It's more a trick that anything, it works by unwrapping msgid and msgstr strings (àla msgcat --no-wrap) then rewrapping them without using msgcat (as msgcat would not be able to unwrap the file containing the conflict markers).

For my tricky example it yields exactly what I want:


<<<<<<< /tmp/local.po
#: library/random.rst:259
msgid ""
"The *population* must be a sequence.  Automatic conversion of sets to lists "
"is no longer supported."
msgstr ""
||||||| /tmp/base.po
#: library/random.rst:260
msgid ""
"In the future, the *population* must be a sequence.  Instances of :class:"
"`set` are no longer supported.  The set must first be converted to a :class:"
"`list` or :class:`tuple`, preferably in a deterministic order so that the "
"sample is reproducible."
msgstr ""
=======
#: library/random.rst:260
msgid ""
"In the future, the *population* must be a sequence.  Instances of :class:"
"`set` are no longer supported.  The set must first be converted to a :class:"
"`list` or :class:`tuple`, preferably in a deterministic order so that the "
"sample is reproducible."
msgstr ""
"À l’avenir, la *population* devra être une séquence.  Les instances de :"
"class:`set` ne sont plus prises en charge.  Le *set* doit d’abord être "
"converti en une :class:`list` ou :class:`tuple`, de préférence dans un ordre "
"déterministe de telle sorte que l’échantillon soit reproductible."
>>>>>>> /tmp/remote.po

It clearly shows that one branch changed the msgid while the other changed the msgstr.
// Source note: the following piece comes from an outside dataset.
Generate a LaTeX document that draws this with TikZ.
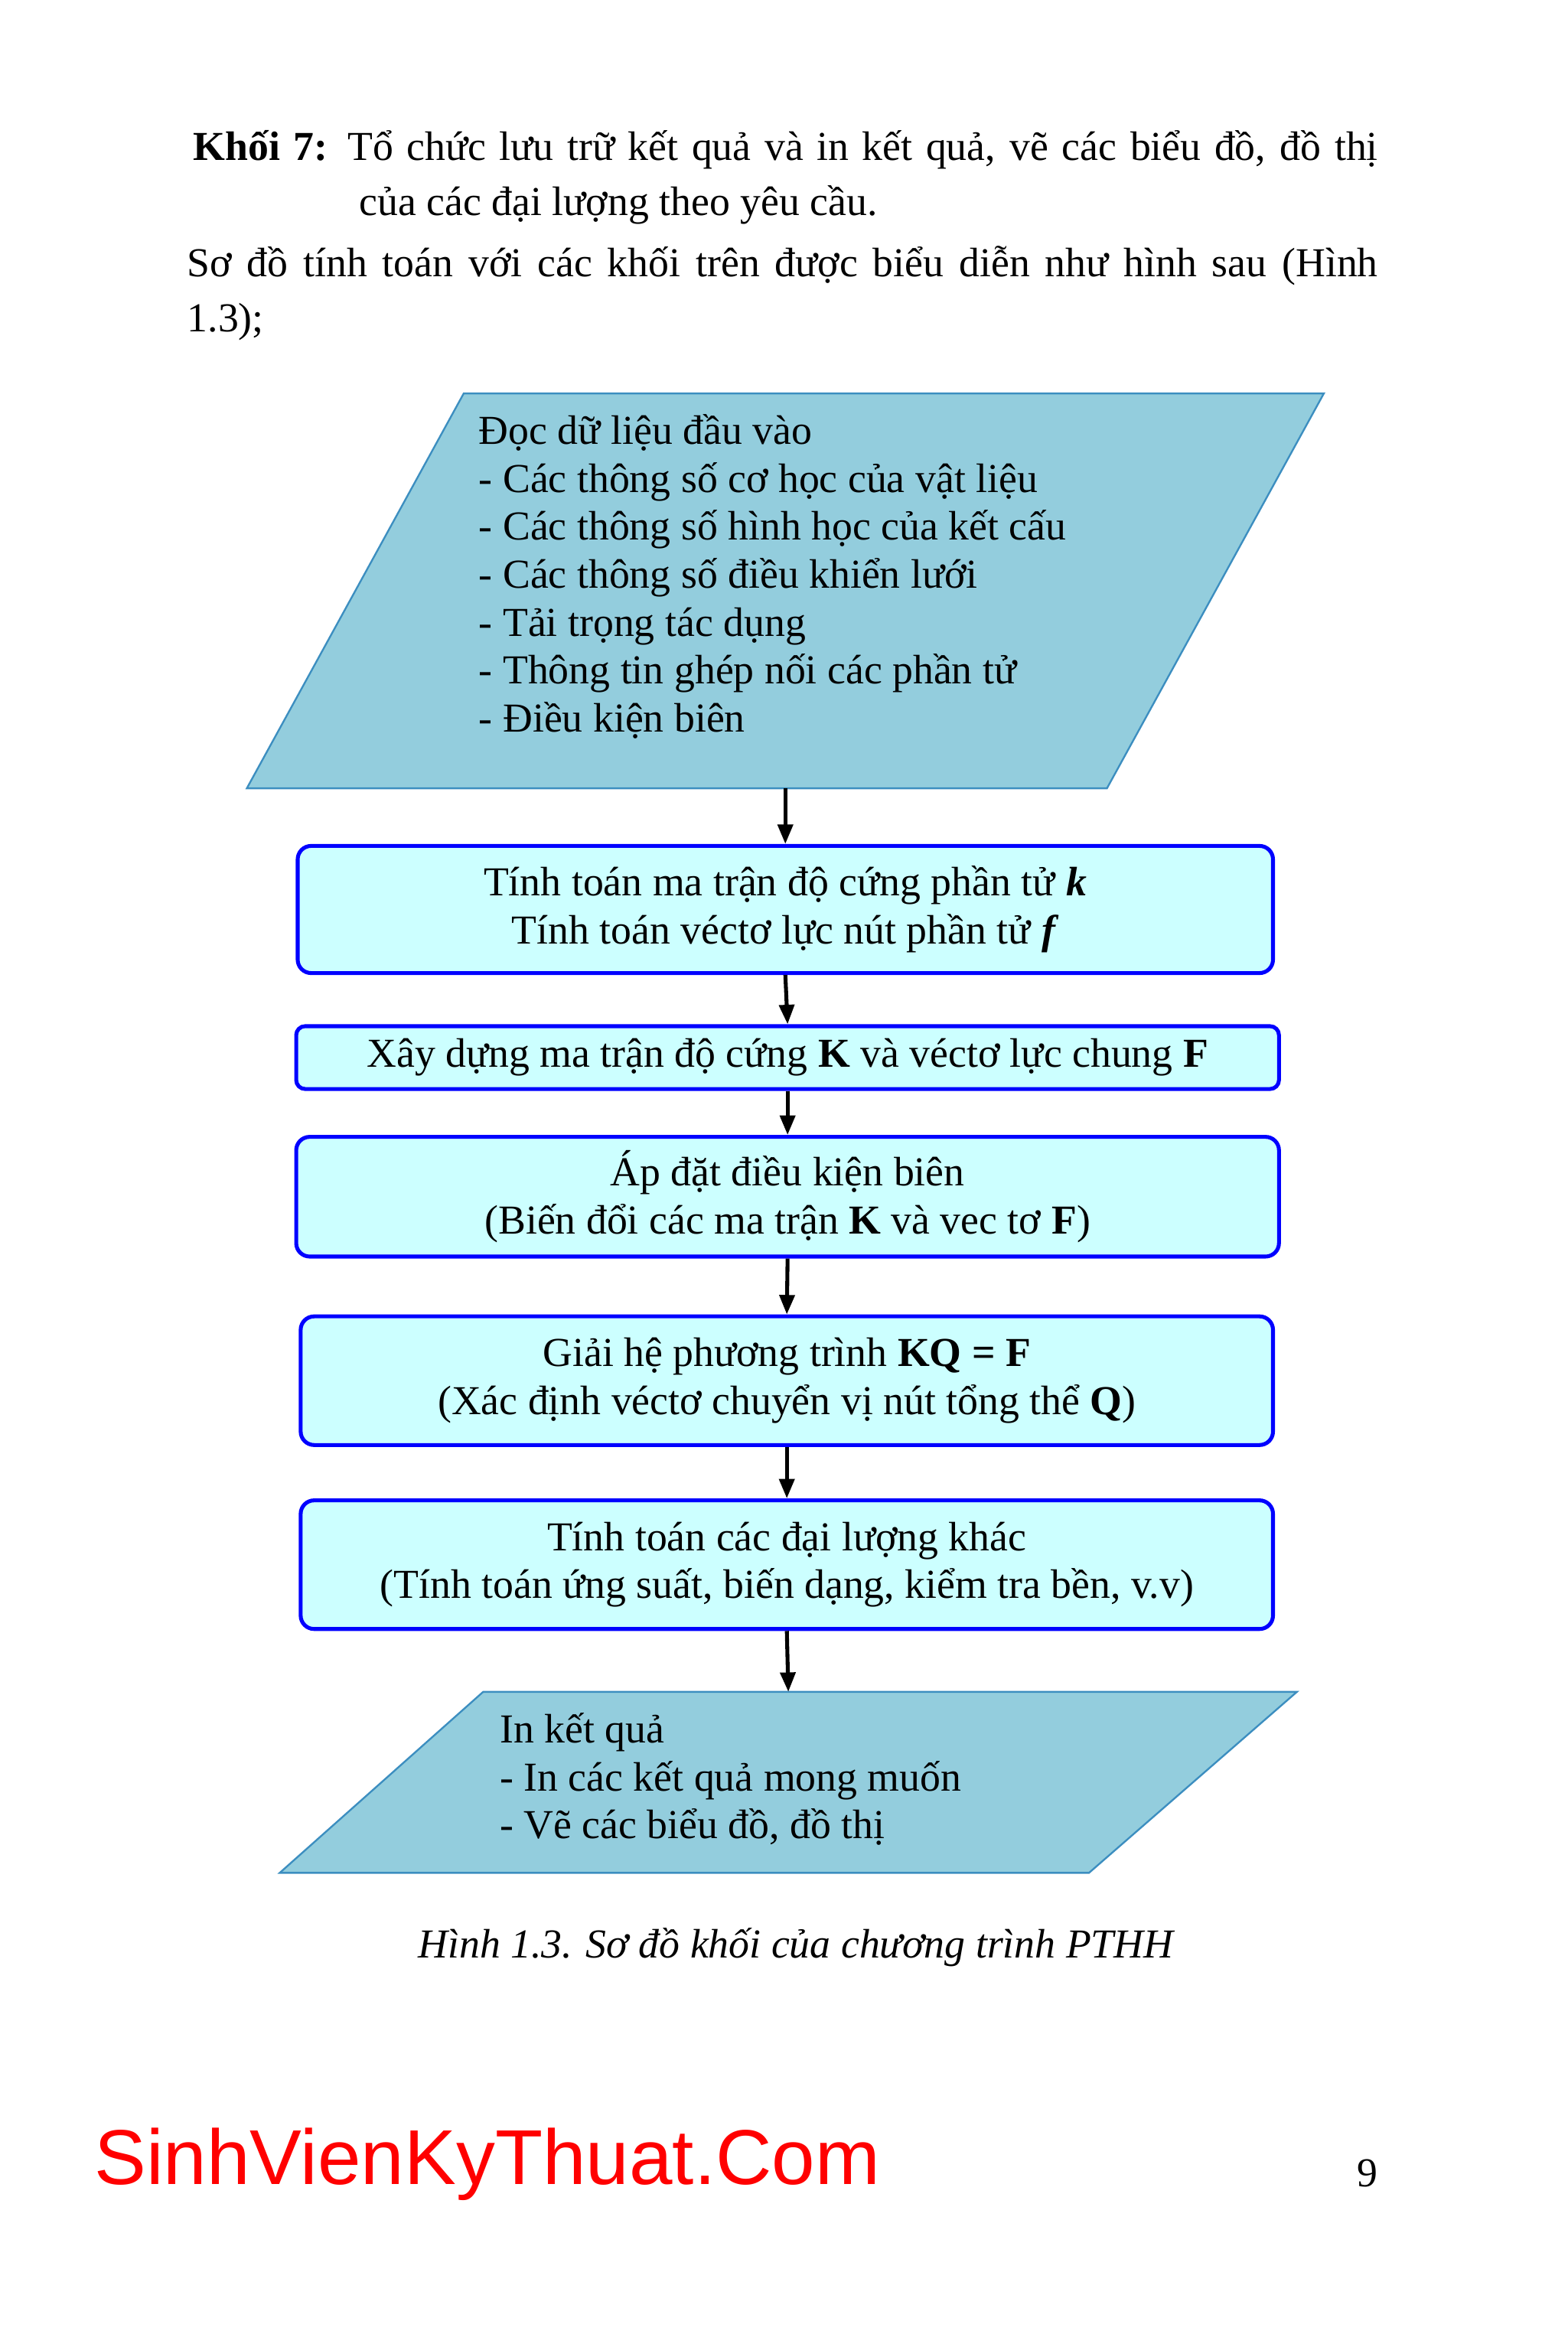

I'll try some cherry-pick from 3.10 to 3.11 using this driver to see how it goes.

JulienPalard commented 2 years ago

Playing with my script, it yields very readable conflicts, like:

Capture d’écran du 2022-09-14 00-35-29

where in one branch someone removed a fuzzy by fixing the msgstr, and in the other the msgid changed.

I'm happy.

christopheNan commented 2 years ago

Do you think we may have missed such a behavior in the previous merges?

JulienPalard commented 2 years ago

Yes, but not that much:

I'm currently diffing python-docs-fr/3.11 vs a locally generated 3.11 branch using my merge strategy to see if errors were introduced.

For the moment I don't see huge differences, but yesterday it felt more like debugging my merge strategy than searching for merge issues in the 3.11 branch...

Good thing is: my merge strategy properly spotted the initial random.po case, that's one of the differences between the two!

JulienPalard commented 2 years ago

For the curious, I'll release my merge strategy on PyPI soon™, and I'll push a single commit on top of 3.11 to fix all merge issues I found so anyone can inspect if. No hard push, I promise.

JulienPalard commented 2 years ago

OK, if I did it correctly here's the various fixes:

https://github.com/python/python-docs-fr/commit/43c0e9d57c4c53ca0080d07ff1a0454ad8e79b3b

it's on top of 3.11.

JulienPalard commented 2 years ago

Released po3way: https://pypi.org/project/po3way/ / https://github.com/JulienPalard/po3way if someone want to test it / use it. Please don't close the issue until it's properly documented in the forward porting section of CONTRIBUTING-CORE.